Looking instead at the association with unemployment rates, we find the same logic both in 1992 and 2016: a country with more unemployment tends to have more cosmopolitans and fewer chauvinists. An interesting result that suggests that in the aggregate an economic logic of self-interest may take the shape of cosmopolitan attitudes, rather than closure. Citizens of countries with high levels of unemployment might be willing to take advantage of the benefits of the single market.
When it comes to social spending, the association between differences in means-tested benefits is the only one significantly related to chauvinism both in 1992 and 2016: results highlight that if country A spends more in means-tested benefits than country B, then country A will have a higher share of chauvinists. This seems to support a logic of competition over scarce resources.

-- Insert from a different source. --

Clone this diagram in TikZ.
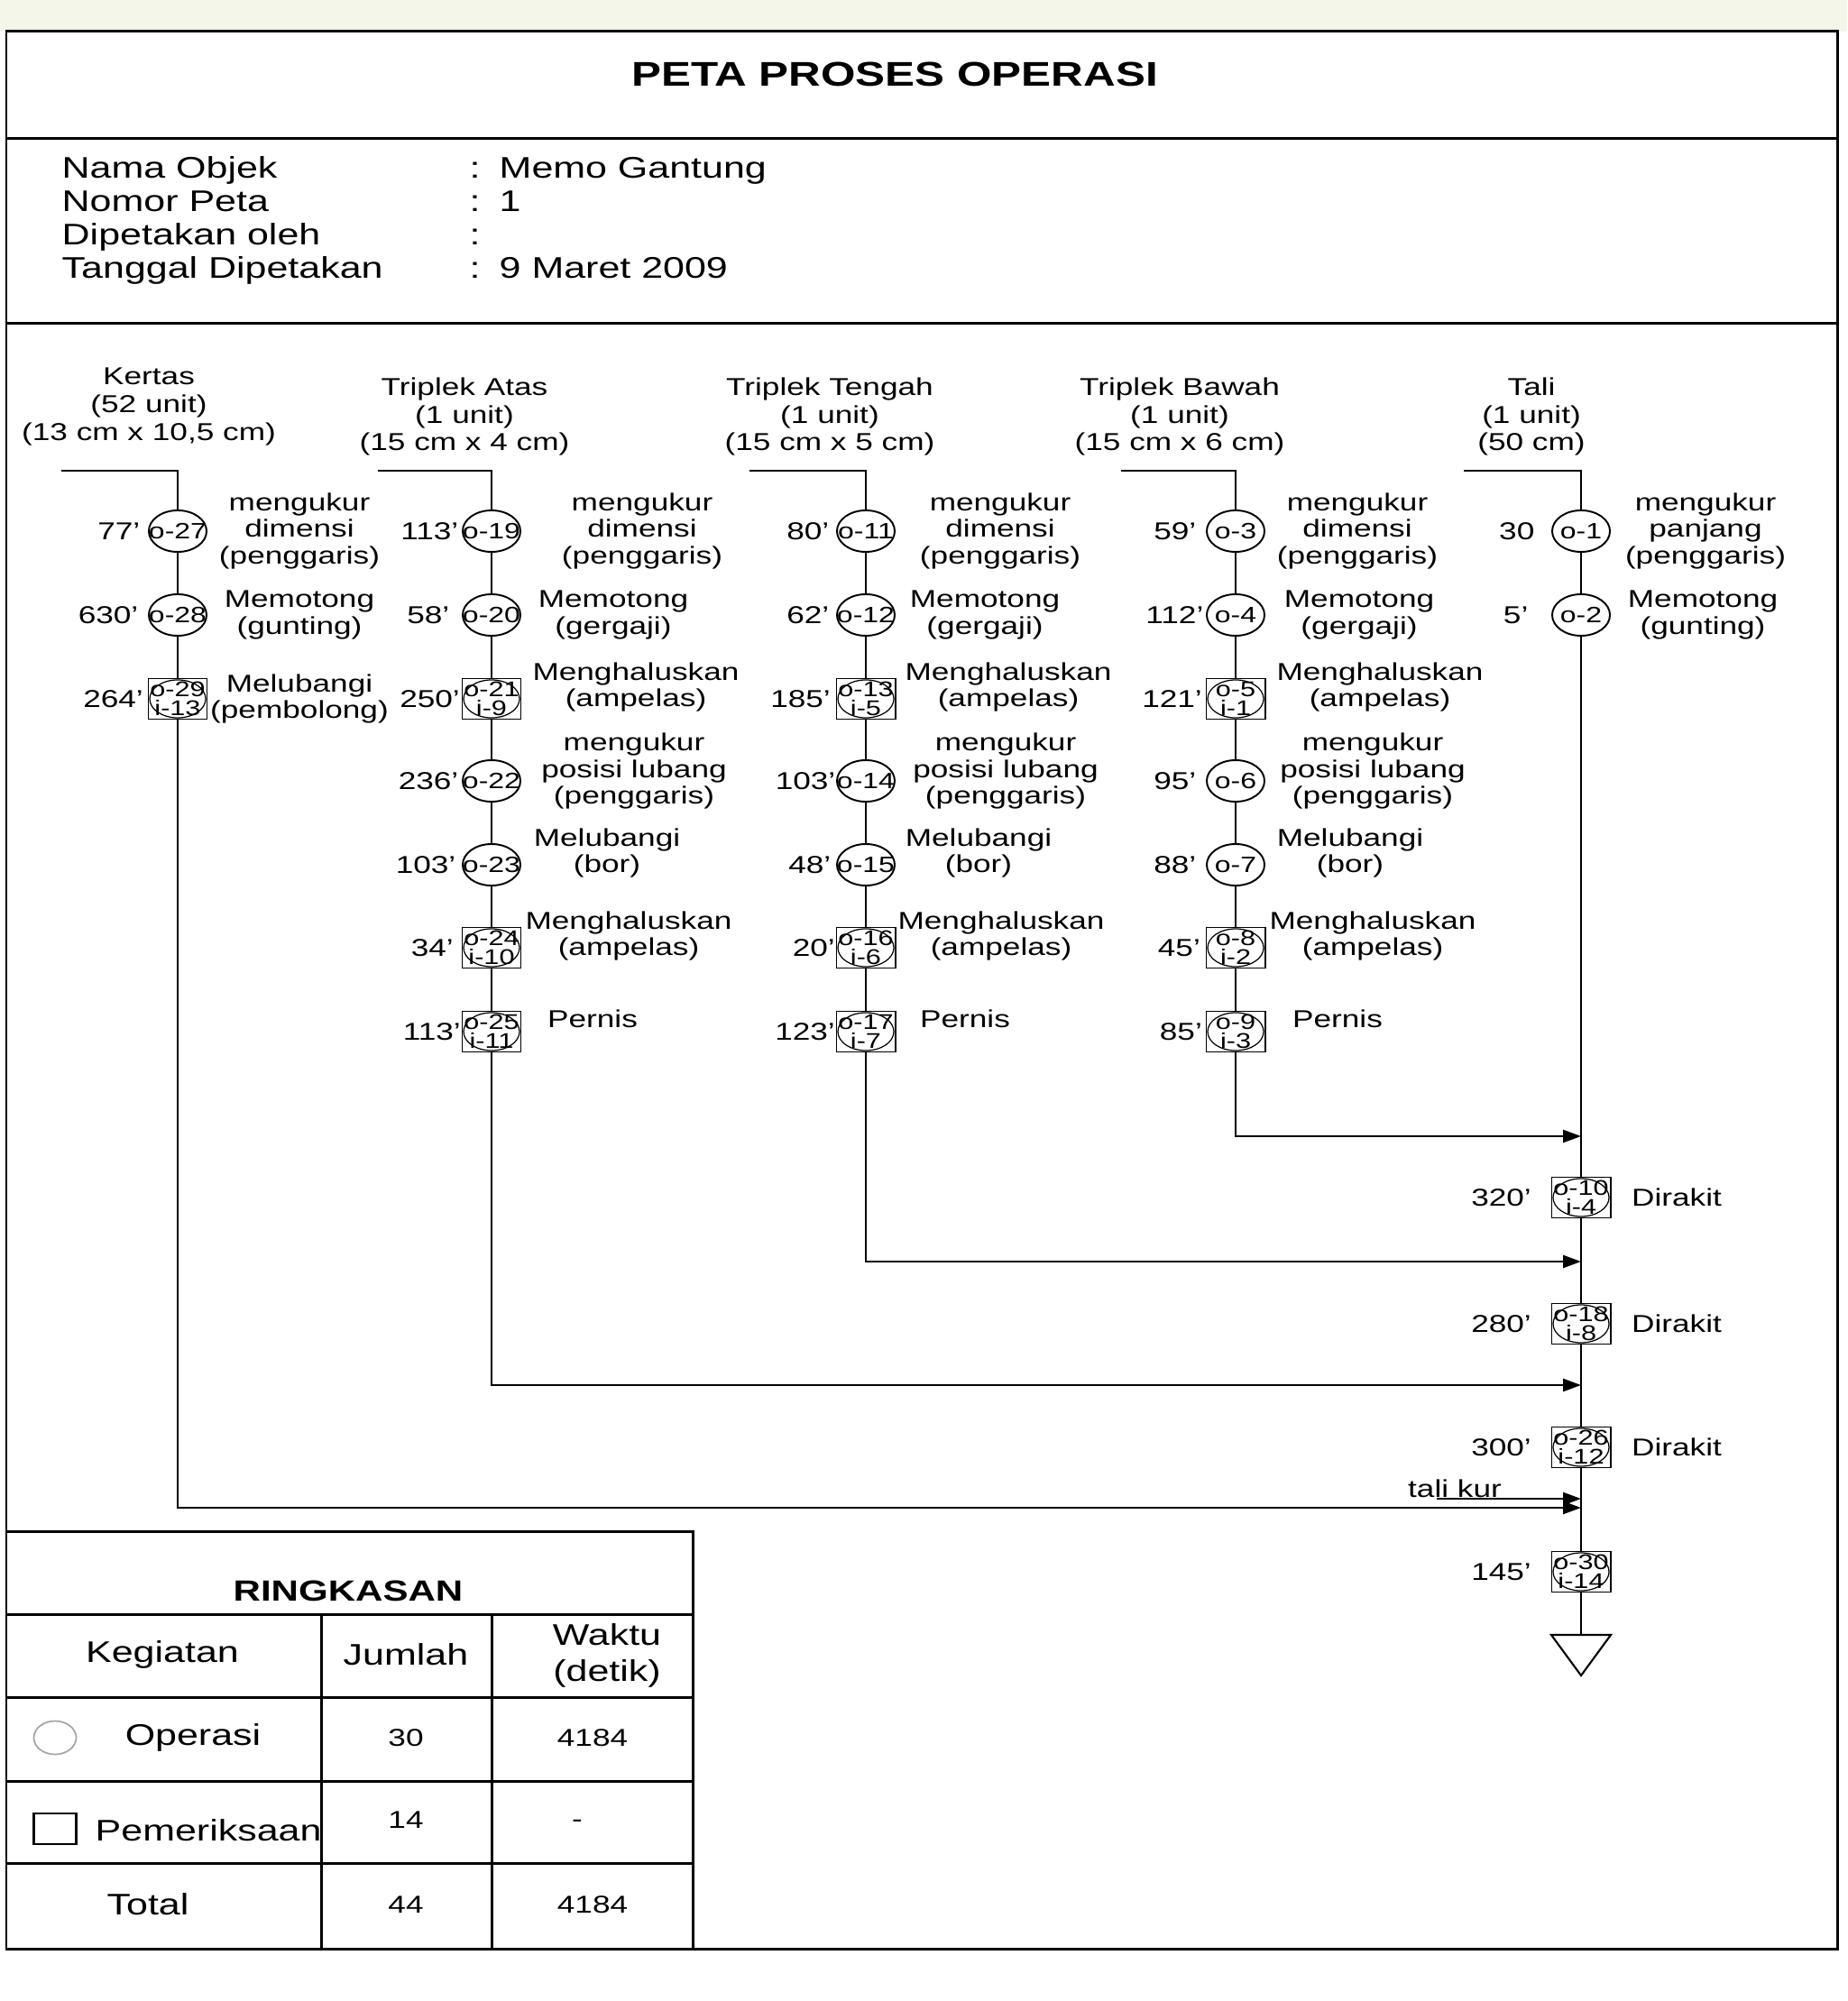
\documentclass[tikz,border=0pt]{standalone}
\usepackage{fontspec}
\setmainfont{Liberation Sans}[FakeStretch=1.3]
\usetikzlibrary{shapes.geometric,arrows.meta,positioning}
\definecolor{topband}{RGB}{243,246,232}
\newcommand{\PPfont}[2]{\fontsize{#1}{#2}\selectfont}
\tikzset{
  flow/.style={line width=0.7pt},
  arr/.style={line width=0.7pt,-{Triangle[length=0.2cm,width=0.14cm]}},
  opnode/.style={ellipse,draw,line width=0.55pt,minimum width=0.64cm,minimum height=0.46cm,
    inner xsep=-0.14cm,inner ysep=0pt,font=\PPfont{7}{7.5}},
  innode/.style={rectangle,draw,line width=0.55pt,minimum width=0.65cm,minimum height=0.45cm,
    inner sep=0pt,align=center,font=\PPfont{6.7}{6.1},
    path picture={\draw[line width=0.35pt] (path picture bounding box.center) ellipse (0.31cm and 0.21cm);}},
  timelbl/.style={inner sep=0pt,font=\PPfont{7.7}{8.5}},
  desclbl/.style={inner sep=0pt,align=center,font=\PPfont{7.7}{8.5}},
  colhead/.style={inner sep=0pt,align=center,font=\PPfont{7.7}{8.8}},
  infotext/.style={inner sep=0pt,anchor=base west,font=\PPfont{9.4}{11}},
  tabtext/.style={inner sep=0pt,align=center,font=\PPfont{9.4}{11.4}},
  tabnum/.style={inner sep=0pt,font=\PPfont{7.7}{9}},
  frameline/.style={line width=0.85pt},
}
% name, style, position, symbol label, time, gap, description, description shift
\newcommand{\PPstep}[8]{%
  \node[#2] (#1) at (#3) {#4};
  \node[timelbl,left=#6 of #1] (#1t) {#5};
  \node[desclbl] (#1d) at ([shift={(#8)}]#1.center) {#7};
}
\begin{document}
\begin{tikzpicture}[x=0.01cm,y=-0.01cm]
\useasboundingbox (0,0) rectangle (2048,2219);
\fill[white] (0,0) rectangle (2048,2219);
\fill[topband] (0,0) rectangle (2048,35);

% frame
\draw[frameline] (7,35) rectangle (2037,2161);
\draw[frameline] (7,154) -- (2037,154);
\draw[frameline] (7,359) -- (2037,359);

% title and info
\node[font=\bfseries\PPfont{10.8}{13}] (title) at (992,82) {PETA PROSES OPERASI};
\node[infotext] (i1) at (68,198) {Nama Objek};
\node[infotext] (i2) at (68,235) {Nomor Peta};
\node[infotext] (i3) at (68,272) {Dipetakan oleh};
\node[infotext] (i4) at (68,309) {Tanggal Dipetakan};
\node[infotext] (c1) at (520,198) {:};
\node[infotext] (c2) at (520,235) {:};
\node[infotext] (c3) at (520,272) {:};
\node[infotext] (c4) at (520,309) {:};
\node[infotext] (v1) at (553,198) {Memo Gantung};
\node[infotext] (v2) at (553,235) {1};
\node[infotext] (v4) at (553,309) {9 Maret 2009};

% column headers
\node[colhead] (hk) at (165,451) {Kertas\\(52 unit)\\(13 cm x 10,5 cm)};
\node[colhead] (ha) at (515,462) {Triplek Atas\\(1 unit)\\(15 cm x 4 cm)};
\node[colhead] (ht) at (920,462) {Triplek Tengah\\(1 unit)\\(15 cm x 5 cm)};
\node[colhead] (hb) at (1308,462) {Triplek Bawah\\(1 unit)\\(15 cm x 6 cm)};
\node[colhead] (hl) at (1698,462) {Tali\\(1 unit)\\(50 cm)};

% Kertas
\PPstep{k1}{opnode}{197,589}{o-27}{77'}{0.08cm}{mengukur\\dimensi\\(penggaris)}{135,0}
\PPstep{k2}{opnode}{197,682}{o-28}{630'}{0.10cm}{Memotong\\(gunting)}{135,0}
\PPstep{k3}{innode}{197,775}{o-29\\i-13}{264'}{0.04cm}{Melubangi\\(pembolong)}{135,0}

% Triplek Atas
\PPstep{a1}{opnode}{545,589}{o-19}{113'}{0.03cm}{mengukur\\dimensi\\(penggaris)}{167,0}
\PPstep{a2}{opnode}{545,682}{o-20}{58'}{0.13cm}{Memotong\\(gergaji)}{135,0}
\PPstep{a3}{innode}{545,775}{o-21\\i-9}{250'}{0.01cm}{Menghaluskan\\(ampelas)}{160,-13}
\PPstep{a4}{opnode}{545,866}{o-22}{236'}{0.03cm}{mengukur\\posisi lubang\\(penggaris)}{158,-11}
\PPstep{a5}{opnode}{545,959}{o-23}{103'}{0.06cm}{Melubangi\\(bor)}{128,-13}
\PPstep{a6}{innode}{545,1051}{o-24\\i-10}{34'}{0.08cm}{Menghaluskan\\(ampelas)}{152,-13}
\PPstep{a7}{innode}{545,1144}{o-25\\i-11}{113'}{0cm}{Pernis}{112,-14}

% Triplek Tengah
\PPstep{t1}{opnode}{960,589}{o-11}{80'}{0.07cm}{mengukur\\dimensi\\(penggaris)}{149,0}
\PPstep{t2}{opnode}{960,682}{o-12}{62'}{0.07cm}{Memotong\\(gergaji)}{132,0}
\PPstep{t3}{innode}{960,775}{o-13\\i-5}{185'}{0.05cm}{Menghaluskan\\(ampelas)}{158,-13}
\PPstep{t4}{opnode}{960,866}{o-14}{103'}{0cm}{mengukur\\posisi lubang\\(penggaris)}{155,-11}
\PPstep{t5}{opnode}{960,959}{o-15}{48'}{0.05cm}{Melubangi\\(bor)}{125,-13}
\PPstep{t6}{innode}{960,1051}{o-16\\i-6}{20'}{0cm}{Menghaluskan\\(ampelas)}{150,-13}
\PPstep{t7}{innode}{960,1144}{o-17\\i-7}{123'}{0cm}{Pernis}{110,-14}

% Triplek Bawah
\PPstep{b1}{opnode}{1370,589}{o-3}{59'}{0.10cm}{mengukur\\dimensi\\(penggaris)}{135,0}
\PPstep{b2}{opnode}{1370,682}{o-4}{112'}{0.02cm}{Memotong\\(gergaji)}{137,0}
\PPstep{b3}{innode}{1370,775}{o-5\\i-1}{121'}{0.03cm}{Menghaluskan\\(ampelas)}{160,-13}
\PPstep{b4}{opnode}{1370,866}{o-6}{95'}{0.10cm}{mengukur\\posisi lubang\\(penggaris)}{152,-11}
\PPstep{b5}{opnode}{1370,959}{o-7}{88'}{0.10cm}{Melubangi\\(bor)}{127,-13}
\PPstep{b6}{innode}{1370,1051}{o-8\\i-2}{45'}{0.05cm}{Menghaluskan\\(ampelas)}{152,-13}
\PPstep{b7}{innode}{1370,1144}{o-9\\i-3}{85'}{0.03cm}{Pernis}{113,-14}

% Tali
\PPstep{l1}{opnode}{1753,589}{o-1}{30}{0.18cm}{mengukur\\panjang\\(penggaris)}{138,0}
\PPstep{l2}{opnode}{1753,682}{o-2}{5'}{0.25cm}{Memotong\\(gunting)}{135,0}

% assembly
\PPstep{s1}{innode}{1753,1328}{o-10\\i-4}{320'}{0.21cm}{Dirakit}{106,0}
\PPstep{s2}{innode}{1753,1468}{o-18\\i-8}{280'}{0.21cm}{Dirakit}{106,0}
\PPstep{s3}{innode}{1753,1605}{o-26\\i-12}{300'}{0.21cm}{Dirakit}{106,0}
\node[innode] (s4) at (1753,1743) {o-30\\i-14};
\node[timelbl,left=0.21cm of s4] (s4t) {145'};
\coordinate (tri) at (1753,1813);
\draw[line width=0.6pt,line join=miter] ([xshift=-0.33cm]tri) -- ([xshift=0.33cm]tri) -- ([yshift=-0.45cm]tri) -- cycle;

% start lines
\coordinate (ks) at (68,522);   \coordinate (kc) at (197,522);
\coordinate (as) at (419,522);  \coordinate (ac) at (545,522);
\coordinate (ts) at (831,522);  \coordinate (tc) at (960,522);
\coordinate (bs) at (1243,522); \coordinate (bc) at (1370,522);
\coordinate (ls) at (1623,522); \coordinate (lc) at (1753,522);
\draw[flow] (ks) -- (kc) -- (k1);
\draw[flow] (as) -- (ac) -- (a1);
\draw[flow] (ts) -- (tc) -- (t1);
\draw[flow] (bs) -- (bc) -- (b1);
\draw[flow] (ls) -- (lc) -- (l1);

% vertical flows
\draw[flow] (k1) -- (k2); \draw[flow] (k2) -- (k3);
\draw[flow] (a1) -- (a2); \draw[flow] (a2) -- (a3); \draw[flow] (a3) -- (a4);
\draw[flow] (a4) -- (a5); \draw[flow] (a5) -- (a6); \draw[flow] (a6) -- (a7);
\draw[flow] (t1) -- (t2); \draw[flow] (t2) -- (t3); \draw[flow] (t3) -- (t4);
\draw[flow] (t4) -- (t5); \draw[flow] (t5) -- (t6); \draw[flow] (t6) -- (t7);
\draw[flow] (b1) -- (b2); \draw[flow] (b2) -- (b3); \draw[flow] (b3) -- (b4);
\draw[flow] (b4) -- (b5); \draw[flow] (b5) -- (b6); \draw[flow] (b6) -- (b7);
\draw[flow] (l1) -- (l2); \draw[flow] (l2) -- (s1);
\draw[flow] (s1) -- (s2); \draw[flow] (s2) -- (s3); \draw[flow] (s3) -- (s4);
\draw[flow] (s4) -- (tri);

% joining arrows
\coordinate (jb) at (1753,1260);
\coordinate (jt) at (1753,1399);
\coordinate (ja) at (1753,1536);
\coordinate (jk) at (1753,1672);
\draw[arr] (b7) |- (jb);
\draw[arr] (t7) |- (jt);
\draw[arr] (a7) |- (ja);
\draw[arr] (k3) |- (jk);
\node[desclbl] (tkl) at (1613,1651) {tali kur};
\coordinate (tks) at (1593,1662);
\coordinate (tke) at (1753,1662);
\draw[arr] (tks) -- (tke);

% summary table
\draw[frameline] (7,1698) -- (768,1698) -- (768,2161);
\draw[frameline] (7,1790) -- (768,1790);
\draw[frameline] (7,1882) -- (768,1882);
\draw[frameline] (7,1975) -- (768,1975);
\draw[frameline] (7,2066) -- (768,2066);
\draw[frameline] (356,1790) -- (356,2161);
\draw[frameline] (545,1790) -- (545,2161);
\node[font=\bfseries\PPfont{9.2}{11}] (ringk) at (386,1764) {RINGKASAN};
\node[tabtext] (thk) at (180,1835) {Kegiatan};
\node[tabtext] (thj) at (450,1835) {Jumlah};
\node[tabtext] (thw) at (673,1836) {Waktu\\(detik)};
\node[ellipse,draw=gray!70,line width=0.5pt,minimum width=0.47cm,minimum height=0.37cm,inner sep=0pt] (lgop) at (61,1927) {};
\node[tabtext] (rop) at (214,1927) {Operasi};
\node[tabnum] (rop2) at (450,1927) {30};
\node[tabnum] (rop3) at (657,1927) {4184};
\node[draw,line width=0.6pt,minimum width=0.47cm,minimum height=0.34cm,inner sep=0pt] (lgin) at (61,2028) {};
\node[tabtext,anchor=west] (rin) at (105,2030) {Pemeriksaan};
\node[tabnum] (rin2) at (450,2018) {14};
\node[tabnum] (rin3) at (640,2022) {-};
\node[tabtext] (rtot) at (164,2112) {Total};
\node[tabnum] (rt2) at (450,2112) {44};
\node[tabnum] (rt3) at (657,2112) {4184};
\end{tikzpicture}
\end{document}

To sum up, we have shown that trans-national cosmopolitan solidarity has weakened and that citizens are increasingly concerned about extra-EU immigration. While cosmopolitan views decreased, the acceptance of cross-border welfare rights for ‘fellow’ EU citizens, a form of EUpolitanism, increased. Moreover, a complex association between self-interest and chauvinism emerges: attitudes supporting closure are higher in richer countries with lower unemployment rates and in countries with higher spending on means-tested benefits.